• [Exercise directions]: For every line in the records that has the word "this", make a copy.

• [Material to process]:

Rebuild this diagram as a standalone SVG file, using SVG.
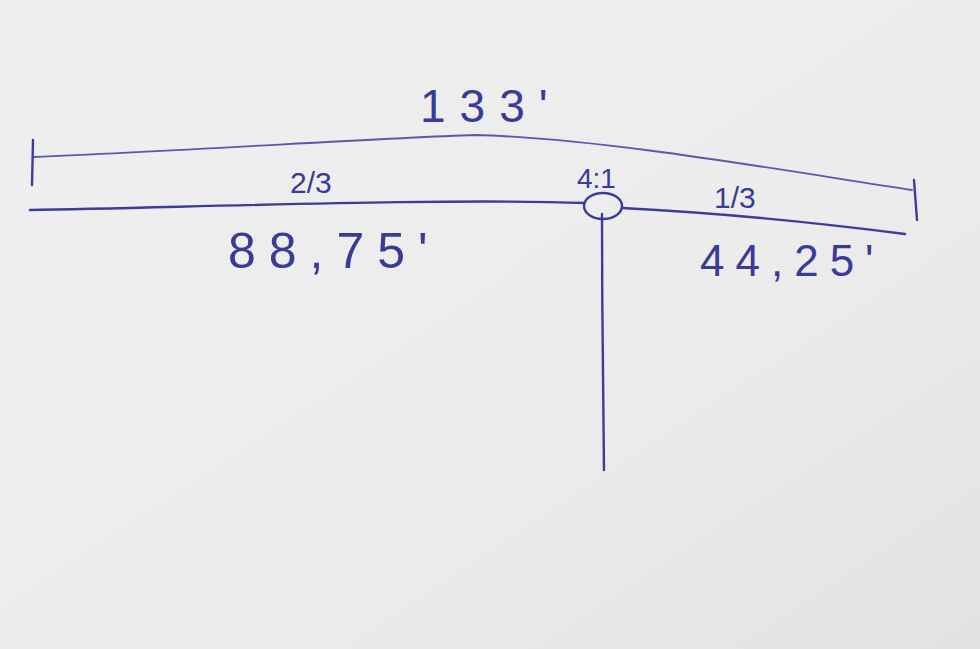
<svg xmlns="http://www.w3.org/2000/svg" width="980" height="649" viewBox="0 0 980 649">
<defs>
<linearGradient id="paper" x1="0" y1="0" x2="1" y2="1">
<stop offset="0" stop-color="#efefef"/>
<stop offset="0.6" stop-color="#ececec"/>
<stop offset="1" stop-color="#e2e2e4"/>
</linearGradient>
</defs>
<style>
.ink{fill:none;stroke:#3c3c9c;stroke-width:2.4;stroke-linecap:round;stroke-linejoin:round}
.thin{stroke-width:1.8;stroke:#5858b0}
.lbl{font-family:"Liberation Sans",Arial,sans-serif;fill:#3a3a98;font-weight:normal}
</style>
<rect width="980" height="649" fill="url(#paper)"/>
<g id="connectors">
<path class="ink thin" d="M33,157 C200,150 380,138 475,135 C600,138 780,170 912,190"/>
<path class="ink" d="M33,140 L32,185"/>
<path class="ink" d="M914,180 L917,220"/>
<path class="ink" d="M30,210 C200,207 450,198 585,203"/>
<path class="ink" d="M622,208 C720,213 820,223 905,234"/>
<path class="ink" d="M602,214 C602,300 603,400 604,470"/>
</g>
<g id="node-junction">
<ellipse class="ink" cx="603" cy="206" rx="19" ry="13"/>
</g>
<g id="label-total"><text class="lbl" x="420" y="122" font-size="46" letter-spacing="14">133'</text></g>
<g id="label-left-ratio"><text class="lbl" x="290" y="193" font-size="30">2/3</text></g>
<g id="label-junction"><text class="lbl" x="577" y="188" font-size="28">4:1</text></g>
<g id="label-right-ratio"><text class="lbl" x="714" y="208" font-size="30">1/3</text></g>
<g id="label-left-len"><text class="lbl" x="228" y="268" font-size="50" letter-spacing="13">88,75'</text></g>
<g id="label-right-len"><text class="lbl" x="700" y="276" font-size="44" letter-spacing="11">44,25'</text></g>
</svg>
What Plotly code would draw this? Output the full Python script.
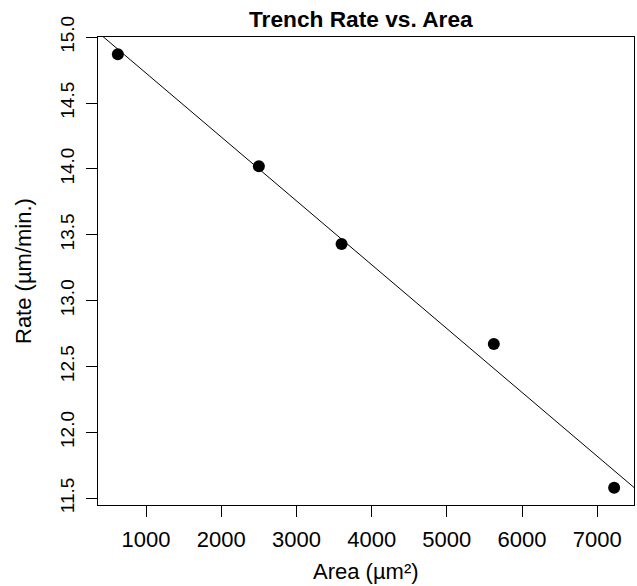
import numpy as np
import plotly.graph_objects as go

# Data
area = [625, 2500, 3600, 5625, 7225]          # µm²
rate = [14.87, 14.02, 13.43, 12.67, 11.58]    # µm/min.

x_tick_vals = [1000, 2000, 3000, 4000, 5000, 6000, 7000]
x_tick_text = ["1000", "2000", "3000", "4000", "5000", "6000", "7000"]
y_tick_vals = [11.5, 12.0, 12.5, 13.0, 13.5, 14.0, 14.5, 15.0]
y_tick_text = ["11.5", "12.0", "12.5", "13.0", "13.5", "14.0", "14.5", "15.0"]

title_text = "Trench Rate vs. Area"
x_title = "Area (µm²)"
y_title = "Rate (µm/min.)"

# Least-squares fit line (abline of lm)
slope, intercept = np.polyfit(area, rate, 1)


def r_range(v):
    lo, hi = min(v), max(v)
    pad = 0.04 * (hi - lo)
    return [lo - pad, hi + pad]


xr = r_range(area)
yr = r_range(rate)
fit_x = np.array(xr)
fit_y = intercept + slope * fit_x

W, H = 637, 586
L, R, T, B = 98, 3, 37, 81
PW, PH = W - L - R, H - T - B
FONT = "Liberation Sans, Arial, Helvetica, sans-serif"

fig = go.Figure()
fig.add_trace(go.Scatter(
    x=fit_x, y=fit_y, mode="lines",
    line=dict(color="black", width=1),
    showlegend=False, hoverinfo="skip",
))
fig.add_trace(go.Scatter(
    x=area, y=rate, mode="markers",
    marker=dict(color="black", size=12, line=dict(width=0)),
    showlegend=False,
))

axis_common = dict(
    showline=True, mirror=True, linecolor="black", linewidth=1,
    ticks="outside", ticklen=11, tickwidth=1, tickcolor="black",
    showgrid=False, zeroline=False, automargin=False,
)

fig.update_layout(
    width=W, height=H,
    margin=dict(l=L, r=R, t=T, b=B, autoexpand=False),
    paper_bgcolor="white", plot_bgcolor="white",
    font=dict(family=FONT, color="black", size=22),
    xaxis=dict(
        range=xr, tickmode="array", tickvals=x_tick_vals, ticktext=x_tick_text,
        tickfont=dict(family=FONT, size=22, color="black"),
        ticklabelstandoff=4,
        **axis_common,
    ),
    yaxis=dict(
        range=yr, tickmode="array", tickvals=y_tick_vals, ticktext=y_tick_text,
        tickangle=-90, ticklabelstandoff=4,
        tickfont=dict(family=FONT, size=19, color="black"),
        **axis_common,
    ),
    annotations=[
        dict(text="<b>" + title_text + "</b>", xref="paper", yref="paper",
             x=(361 - L) / PW, y=(T - 19) / PH + 1, xanchor="center", yanchor="middle",
             showarrow=False, font=dict(family=FONT, size=22.7, color="black")),
        dict(text=x_title, xref="paper", yref="paper",
             x=0.5, y=-(571 - (H - B)) / PH, xanchor="center", yanchor="middle",
             showarrow=False, font=dict(family=FONT, size=22, color="black")),
        dict(text=y_title, xref="paper", yref="paper", textangle=-90,
             x=-(L - 23) / PW, y=0.5, xanchor="center", yanchor="middle",
             showarrow=False, font=dict(family=FONT, size=22, color="black")),
    ],
)

fig.write_html(
    "out.html",
    config={"displayModeBar": False},
    post_script="document.body.style.margin='0';document.body.style.padding='0';"
                "document.documentElement.style.overflow='hidden';",
)
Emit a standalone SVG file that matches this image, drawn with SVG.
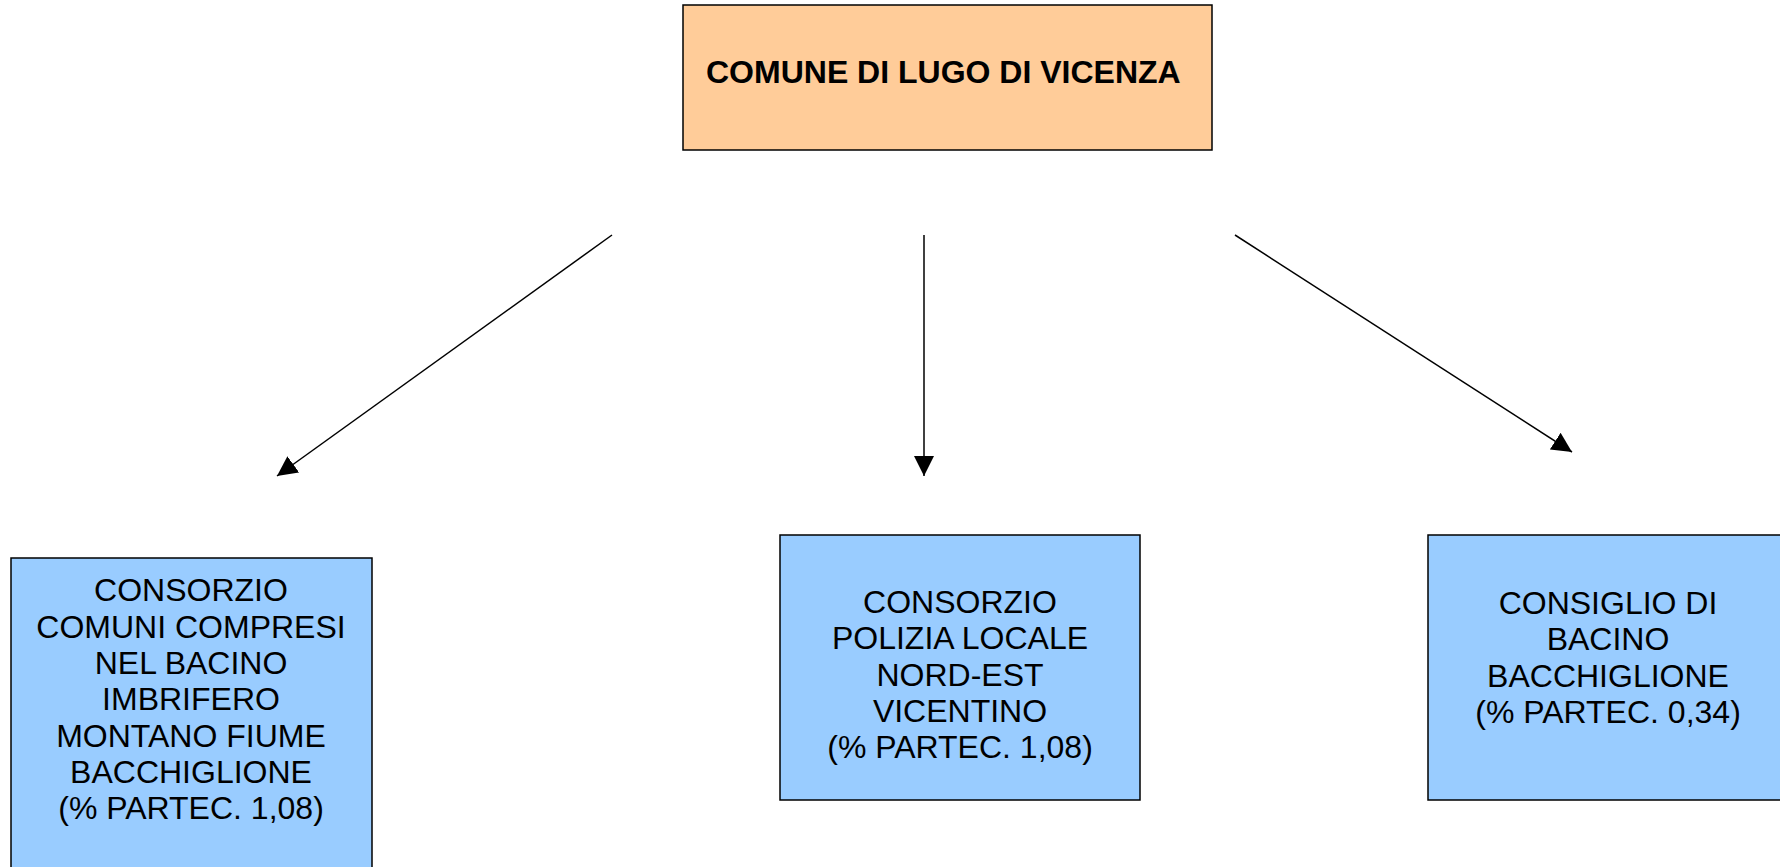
<svg xmlns="http://www.w3.org/2000/svg" width="1780" height="867" viewBox="0 0 1780 867">
<style>
.box{stroke:#000;stroke-width:1.5}
.top{fill:#FFCC99}
.blue{fill:#99CCFF}
.t{font-family:"Liberation Sans",Arial,sans-serif;font-size:32px;fill:#000;text-anchor:middle}
.b{font-family:"Liberation Sans",Arial,sans-serif;font-size:32px;font-weight:bold;fill:#000}
.c{stroke:#000;stroke-width:1.5;fill:none;marker-end:url(#ah)}
</style>
<defs>
<marker id="ah" markerUnits="userSpaceOnUse" markerWidth="22" markerHeight="20" refX="20" refY="10" orient="auto">
<path d="M0,0 L20,10 L0,20 Z" fill="#000"/>
</marker>
</defs>
<rect width="1780" height="867" fill="#fff"/>
<g id="comune">
<rect class="box top" x="683" y="5" width="529" height="145"/>
<text class="b" x="706" y="83">COMUNE DI LUGO DI VICENZA</text>
</g>
<g id="consorzio-bacino">
<rect class="box blue" x="11" y="558" width="361" height="330"/>
<text class="t" x="191" y="601">CONSORZIO</text>
<text class="t" x="191" y="638">COMUNI COMPRESI</text>
<text class="t" x="191" y="674">NEL BACINO</text>
<text class="t" x="191" y="710">IMBRIFERO</text>
<text class="t" x="191" y="747">MONTANO FIUME</text>
<text class="t" x="191" y="783">BACCHIGLIONE</text>
<text class="t" x="191" y="819">(% PARTEC. 1,08)</text>
</g>
<g id="consorzio-polizia">
<rect class="box blue" x="780" y="535" width="360" height="265"/>
<text class="t" x="960" y="613">CONSORZIO</text>
<text class="t" x="960" y="649">POLIZIA LOCALE</text>
<text class="t" x="960" y="686">NORD-EST</text>
<text class="t" x="960" y="722">VICENTINO</text>
<text class="t" x="960" y="758">(% PARTEC. 1,08)</text>
</g>
<g id="consiglio-bacino">
<rect class="box blue" x="1428" y="535" width="360" height="265"/>
<text class="t" x="1608" y="614">CONSIGLIO DI</text>
<text class="t" x="1608" y="650">BACINO</text>
<text class="t" x="1608" y="687">BACCHIGLIONE</text>
<text class="t" x="1608" y="723">(% PARTEC. 0,34)</text>
</g>
<g id="connectors">
<line class="c" x1="612" y1="235" x2="277" y2="476"/>
<line class="c" x1="924" y1="235" x2="924" y2="476"/>
<line class="c" x1="1235" y1="235" x2="1572" y2="452"/>
</g>
</svg>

• [Final result]:
Rebuild this diagram as a standalone SVG file, using SVG.
What Plotly code would draw this? Output the full Python script.
Emit a standalone SVG file that matches this image, drawn with SVG.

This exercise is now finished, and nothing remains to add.